The feature of two-metal ion dependent nucleic acid enzymes, such as Cas9 RuvC nuclease domain, is an absolutely conserved Asp, which coordinates both metal ions and is replaced by a backbone phosphate in ribozymes. Basic residues in the active site of two-metal-ion enzymes are structurally and evolutionarily conserved. While among the one-metal ion dependent enzymes, there is no conserved Asp. The ββα-Me superfamily is marked by a conserved general base histidine, and the HUH enzymes by two His required for metal ion coordination. Furthermore, the difficulty level in capturing catalytically essential metal ions in crystal structures is another major difference. The two-metal ions are elusive even in enzyme-substrate complexes, but one-metal ion dependent enzymes can bind the metal ion in the absence of substrate.

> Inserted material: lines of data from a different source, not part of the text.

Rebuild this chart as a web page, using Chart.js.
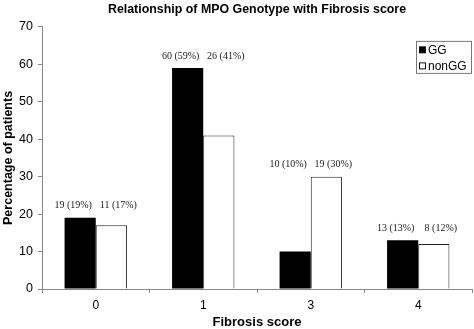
<!DOCTYPE html>
<html>
<head>
<meta charset="utf-8">
<script src="https://cdn.jsdelivr.net/npm/chart.js@4.4.1/dist/chart.umd.min.js"></script>
<style>
  html, body { margin: 0; padding: 0; background: #fff; }
  #wrap { width: 474px; height: 329px; }
</style>
</head>
<body>
<div id="wrap"><canvas id="fibrosisChart"></canvas></div>
<script>
let scores = ['0', '1', '3', '4']
let ggPct = [19, 59, 10, 13]
let nonGgPct = [17, 41, 30, 12]
let ggCount = [19, 60, 10, 13]
let nonGgCount = [11, 26, 19, 8]
let yTicks = [0, 10, 20, 30, 40, 50, 60, 70]

let sans = "'Liberation Sans', Arial, sans-serif"
let serif = "'Liberation Serif', 'Times New Roman', serif"

// count (percent) text over each pair of bars
let barLabels = {
    id: 'barLabels',
    afterDatasetsDraw(chart) {
        let ctx = chart.ctx
        let y = chart.scales.y
        let gg = chart.getDatasetMeta(0).data
        let non = chart.getDatasetMeta(1).data
        ctx.save()
        ctx.font = '10px ' + serif
        ctx.fillStyle = '#222'
        ctx.textAlign = 'center'
        ctx.textBaseline = 'middle'
        for (let i = 0; i < scores.length; i++) {
            let top = y.getPixelForValue(Math.max(ggPct[i], nonGgPct[i])) - 12
            ctx.fillText(ggCount[i] + ' (' + ggPct[i] + '%)', gg[i].x - 7, top)
            ctx.fillText(nonGgCount[i] + ' (' + nonGgPct[i] + '%)', non[i].x + 7, top)
        }
        ctx.restore()
    }
}

// boxed legend sitting inside the plot, top right
let boxLegend = {
    id: 'boxLegend',
    afterDraw(chart) {
        let ctx = chart.ctx
        let area = chart.chartArea
        let right = area.right - 1
        let left = right - 55
        let top = area.top + 14.5
        ctx.save()
        ctx.strokeStyle = '#777'
        ctx.lineWidth = 1
        ctx.strokeRect(left + 0.5, top, 55, 32)
        ctx.font = '12px ' + sans
        ctx.textBaseline = 'middle'
        let items = chart.data.datasets
        items.forEach((ds, k) => {
            let cy = top + 8.5 + k * 16
            ctx.fillStyle = ds.backgroundColor
            ctx.fillRect(left + 3.5, cy - 3, 6, 6)
            ctx.strokeStyle = '#111'
            ctx.strokeRect(left + 3.5, cy - 3, 6, 6)
            ctx.fillStyle = '#000'
            ctx.fillText(ds.label, left + 12, cy + 0.5)
        })
        ctx.restore()
    }
}

let ctx = document.querySelector('#fibrosisChart').getContext('2d')

let fibrosisChart = new Chart(ctx, {
    type: 'bar',
    data: {
        labels: scores,
        datasets: [
            {
                label: 'GG',
                data: ggPct,
                backgroundColor: '#000',
                borderColor: '#000',
                borderWidth: 0,
                categoryPercentage: 0.58,
                barPercentage: 1.0
            },
            {
                label: 'nonGG',
                data: nonGgPct,
                backgroundColor: '#fff',
                borderColor: '#222',
                borderWidth: 1,
                categoryPercentage: 0.58,
                barPercentage: 1.0
            }
        ]
    },
    options: {
        responsive: true,
        maintainAspectRatio: false,
        animation: false,
        layout: { padding: { top: 0, right: 2, left: 0, bottom: 0 } },
        plugins: {
            legend: { display: false },
            tooltip: { enabled: false },
            title: {
                display: true,
                fullSize: false,
                text: 'Relationship of MPO Genotype with Fibrosis score',
                color: '#000',
                font: { family: sans, size: 12.4, weight: 'bold', lineHeight: 1.2 },
                padding: { top: 2, bottom: 10 }
            }
        },
        scales: {
            x: {
                grid: {
                    offset: true,
                    drawOnChartArea: false,
                    drawTicks: true,
                    tickLength: 4,
                    color: '#888'
                },
                border: { color: '#888', width: 1 },
                ticks: {
                    color: '#000',
                    padding: 5,
                    font: { family: sans, size: 12 }
                },
                title: {
                    display: true,
                    text: 'Fibrosis score',
                    color: '#000',
                    font: { family: sans, size: 13, weight: 'bold', lineHeight: 1 },
                    padding: { top: 0, bottom: 0 }
                },
                afterFit(scale) { scale.height = 40 }
            },
            y: {
                min: 0,
                max: 70,
                afterBuildTicks(scale) {
                    scale.ticks = yTicks.map(v => ({ value: v }))
                },
                grid: {
                    drawOnChartArea: false,
                    drawTicks: true,
                    tickLength: 4,
                    color: '#888'
                },
                border: { color: '#888', width: 1 },
                ticks: {
                    color: '#000',
                    padding: 5,
                    font: { family: sans, size: 12.5 }
                },
                title: {
                    display: true,
                    text: 'Percentage of patients',
                    color: '#000',
                    font: { family: sans, size: 12.5, weight: 'bold', lineHeight: 1.2 },
                    padding: { top: 1, bottom: 0 }
                },
                afterFit(scale) { scale.width = 42 }
            }
        }
    },
    plugins: [barLabels, boxLegend]
})
</script>
</body>
</html>
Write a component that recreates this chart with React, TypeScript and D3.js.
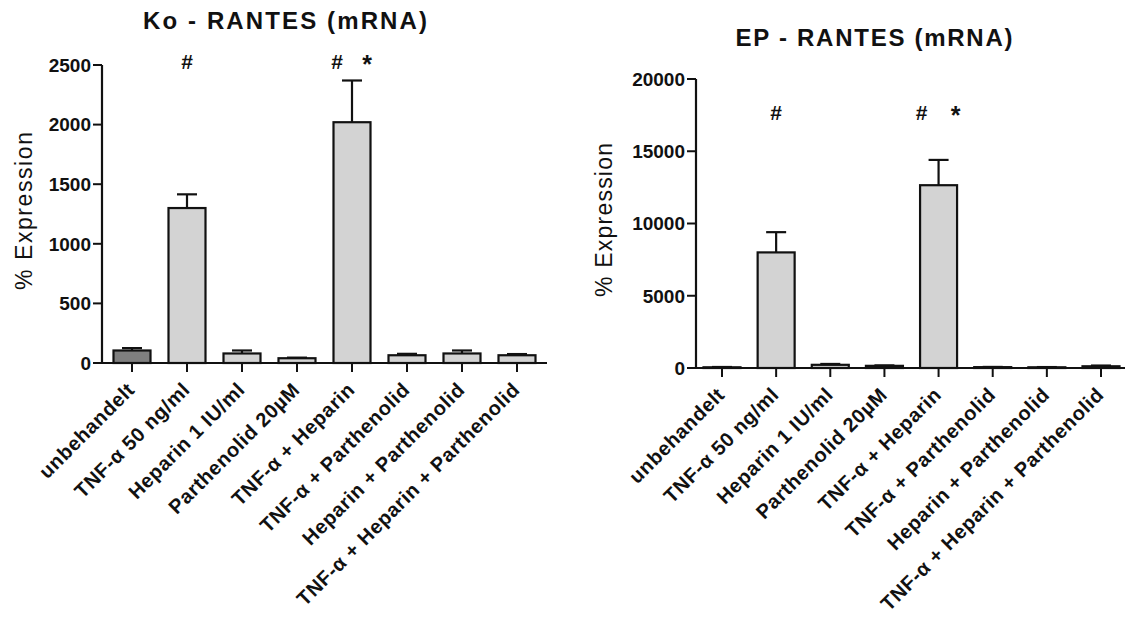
import React from "react";
import * as d3 from "d3";

const categories = [
  "unbehandelt",
  "TNF-α 50 ng/ml",
  "Heparin 1 IU/ml",
  "Parthenolid 20µM",
  "TNF-α + Heparin",
  "TNF-α + Parthenolid",
  "Heparin + Parthenolid",
  "TNF-α + Heparin + Parthenolid",
];

const koValues = [105, 1300, 80, 40, 2020, 65, 80, 65];
const koErrors = [20, 115, 25, 5, 350, 12, 25, 10];
const koTicks = [0, 500, 1000, 1500, 2000, 2500];

const epValues = [50, 8000, 220, 150, 12650, 60, 50, 120];
const epErrors = [20, 1400, 60, 30, 1750, 15, 15, 50];
const epTicks = [0, 5000, 10000, 15000, 20000];

const hashMarks = [false, true, false, false, true, false, false, false];
const starMarks = [false, false, false, false, true, false, false, false];

const FONT = "'Liberation Sans', Arial, sans-serif";

type PanelProps = {
  title: string;
  values: number[];
  errors: number[];
  ticks: number[];
  axisX: number;
  axisEnd: number;
  firstTick: number;
  lastTick: number;
  yTop: number;
  yZero: number;
  titleX: number;
  titleY: number;
  titleLen: number;
  labelX: number;
  labelY: number;
  labelLen: number;
  markY: number;
  markOffset: number;
};

const Panel: React.FC<PanelProps> = (p) => {
  const x = d3.scalePoint<string>().domain(categories).range([p.firstTick, p.lastTick]);
  const y = d3
    .scaleLinear()
    .domain([0, p.ticks[p.ticks.length - 1]])
    .range([p.yZero, p.yTop]);
  const barW = 37;
  const capW = 20;

  return (
    <g fontFamily={FONT} fill="#111">
      <text
        x={p.titleX}
        y={p.titleY}
        textAnchor="middle"
        fontSize={24}
        fontWeight="bold"
        textLength={p.titleLen}
        lengthAdjust="spacing"
      >
        {p.title}
      </text>
      <text
        transform={`translate(${p.labelX},${p.labelY}) rotate(-90)`}
        textAnchor="middle"
        fontSize={23}
        textLength={p.labelLen}
        lengthAdjust="spacing"
      >
        % Expression
      </text>

      {/* error bars first, bars drawn over them */}
      {categories.map((c, i) => {
        const cx = x(c)!;
        const top = y(p.values[i] + p.errors[i]);
        return (
          <g key={"e" + i} stroke="#111" strokeWidth={2.2}>
            <line x1={cx} x2={cx} y1={y(p.values[i])} y2={top} />
            <line x1={cx - capW / 2} x2={cx + capW / 2} y1={top} y2={top} />
          </g>
        );
      })}
      {categories.map((c, i) => (
        <rect
          key={"b" + i}
          x={x(c)! - barW / 2}
          y={y(p.values[i])}
          width={barW}
          height={Math.max(0, p.yZero - y(p.values[i]))}
          fill={i === 0 ? "#7f7f7f" : "#d3d3d3"}
          stroke="#111"
          strokeWidth={2.2}
        />
      ))}

      {/* y axis */}
      <line x1={p.axisX} x2={p.axisX} y1={p.yTop} y2={p.yZero} stroke="#111" strokeWidth={2.2} />
      {p.ticks.map((t) => (
        <g key={"yt" + t}>
          <line x1={p.axisX - 9} x2={p.axisX} y1={y(t)} y2={y(t)} stroke="#111" strokeWidth={2} />
          <text
            x={p.axisX - 11}
            y={y(t)}
            dy="0.36em"
            textAnchor="end"
            fontSize={19}
            fontWeight="bold"
          >
            {t}
          </text>
        </g>
      ))}

      {/* x axis */}
      <line x1={p.axisX} x2={p.axisEnd} y1={p.yZero} y2={p.yZero} stroke="#111" strokeWidth={2.2} />
      {categories.map((c) => (
        <g key={"xt" + c}>
          <line x1={x(c)!} x2={x(c)!} y1={p.yZero} y2={p.yZero + 9} stroke="#111" strokeWidth={2} />
          <text
            transform={`translate(${x(c)! + 4},${p.yZero + 28}) rotate(-45)`}
            textAnchor="end"
            fontSize={20}
            fontWeight="bold"
            letterSpacing={0.6}
          >
            {c}
          </text>
        </g>
      ))}

      {/* significance marks */}
      {categories.map((c, i) => {
        const cx = x(c)!;
        const both = hashMarks[i] && starMarks[i];
        return (
          <g key={"m" + i} fontSize={21} fontWeight="bold">
            {hashMarks[i] && (
              <text x={both ? cx - p.markOffset : cx} y={p.markY} textAnchor="middle">
                #
              </text>
            )}
            {starMarks[i] && (
              <text x={cx + p.markOffset} y={p.markY + 4} textAnchor="middle" fontSize={25}>
                *
              </text>
            )}
          </g>
        );
      })}
    </g>
  );
};

export default function App() {
  return (
    <svg
      width={1127}
      height={622}
      style={{ position: "absolute", left: 0, top: 0, background: "#fff" }}
    >
      <rect width={1127} height={622} fill="#fff" />
      <Panel
        title="Ko - RANTES (mRNA)"
        values={koValues}
        errors={koErrors}
        ticks={koTicks}
        axisX={102}
        axisEnd={547}
        firstTick={132}
        lastTick={517}
        yTop={65}
        yZero={363}
        titleX={285}
        titleY={29}
        titleLen={284}
        labelX={32}
        labelY={211}
        labelLen={158}
        markY={69}
        markOffset={15}
      />
      <Panel
        title="EP - RANTES (mRNA)"
        values={epValues}
        errors={epErrors}
        ticks={epTicks}
        axisX={696}
        axisEnd={1125}
        firstTick={722}
        lastTick={1101}
        yTop={79}
        yZero={368}
        titleX={874}
        titleY={46}
        titleLen={277}
        labelX={612}
        labelY={220}
        labelLen={154}
        markY={120}
        markOffset={17}
      />
    </svg>
  );
}
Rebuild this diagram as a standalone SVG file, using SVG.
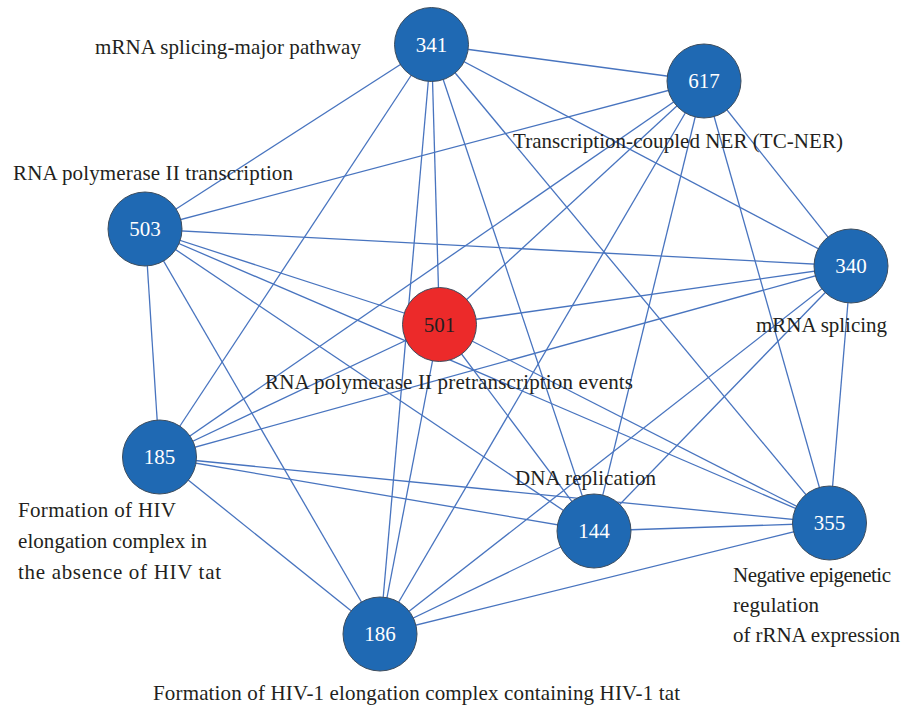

Generally speaking, enzymes using two-metal ion catalysis are more stringent in metal ion selection and substrate specificity than one-metal ion-dependent enzymes. Mg2+, Ca2+, Mn2+, Zn2+, and Ni2+ etc, can support one-metal ion catalysis to varying degrees in many enzymes, while Mg2+ is typically required for two-metal mechanism. The preference for Mg2+ may root in the chemical environment and stringency imposed by coordination of two metal ions within 3–4 Å. The stringent requirement for double Mg2+ coordination is likely the basis for catalytic specificity by the two-metal ion mechanism. In contrast, catalytic specificity of one-metal ion dependent homing and HUH nucleases appears to derive from substrate binding.
1. Nishimasu et al. Crystal Structure of Cas9 in Complex with Guide RNA and Target DNA. Cell. 2014 February 27; 156(5): 935–949.
2. Jinek et al. Structures of Cas9 Endonucleases Reveal RNA-Mediated Conformational Activation. Science. 2014. 343(6176): 1247997–1247997.
3. Fuguo Jiang and Jennifer A. CRISPR–Cas9 Structures and Mechanisms. Annual Review of Biophysics. 2017 May 25. 46:505–29.
4. Yang. An Equivalent Metal Ion In One- and Two-metal Ion Catalysis. Nat Struct Mol Biol. Author manuscript; 2008 November ; 15(11): 1228–1231.
5. Zhicheng Zuo and Jin Liu. Cas9-catalyzed DNA Cleavage Generates Staggered Ends: Evidence from Molecular Dynamics Simulations. Scientific Reports. 2016 November 22. 6:37584.